The American Community Survey (ACS) was approved by Congress more than a decade ago as the replacement for the decennial census long form. As a result, important information about income, poverty, housing, education, immigrant status, and much more is available on an annual basis. The ACS has a sample size big enough to provide reliable information down to small communities and congressional districts, with data usually available by race, ethnicity, language spoken, disability, and age. Despite its use by the private sector for business planning and in local, state, and federal government decisions, the House voted on May 9 to eliminate the survey entirely in a successful amendment to the Commerce-Justice-Science appropriations bill (H.R. 5326) (See the Roll Call vote here).
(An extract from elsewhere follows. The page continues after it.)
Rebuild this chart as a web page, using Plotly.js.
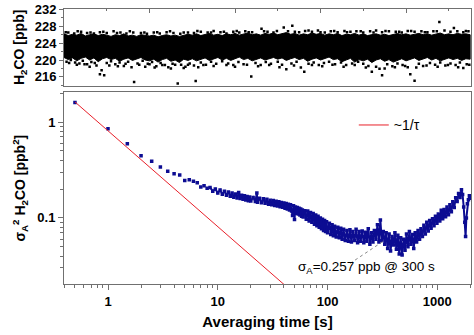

The House action also cut Census Bureau funding by about $100 million.
The amendment, introduced by Rep. Daniel Webster (R-FL,) was passed 232-190, with 228 Republicans joined by 4 Democrats in favor, and 180 Democrats plus 10 Republicans opposed. The 4 Democrats voting to eliminate the survey were Boren (OK), Green (TX), Hochul (NY) and Kissell (NC). The 10 Republicans in opposition were Biggert (IL), Bilbray (CA), Dent (PA), Dold (IL), Gerlach (PA), Hayworth (NY), Gibson (NY), McHenry (NC), Thompson (PA), and Turner (OH).
Before voting to eliminate the survey altogether, the House voted to make participation in it voluntary. The Census Bureau had estimated that such an action would increase the cost of the American Community Survey by at least $64 million, since more outreach would be needed to ensure an adequate sample size.
Opponents of the survey objected to government intrusion to collect data beyond the decennial count of people. Proponents, including business groups, school districts, and researchers, are likely to find supporters in the Senate, which is expected to continue the ACS. Still, advocates are concerned that negotiations might whittle down Census funding or take other steps to jeopardize the effectiveness of the survey.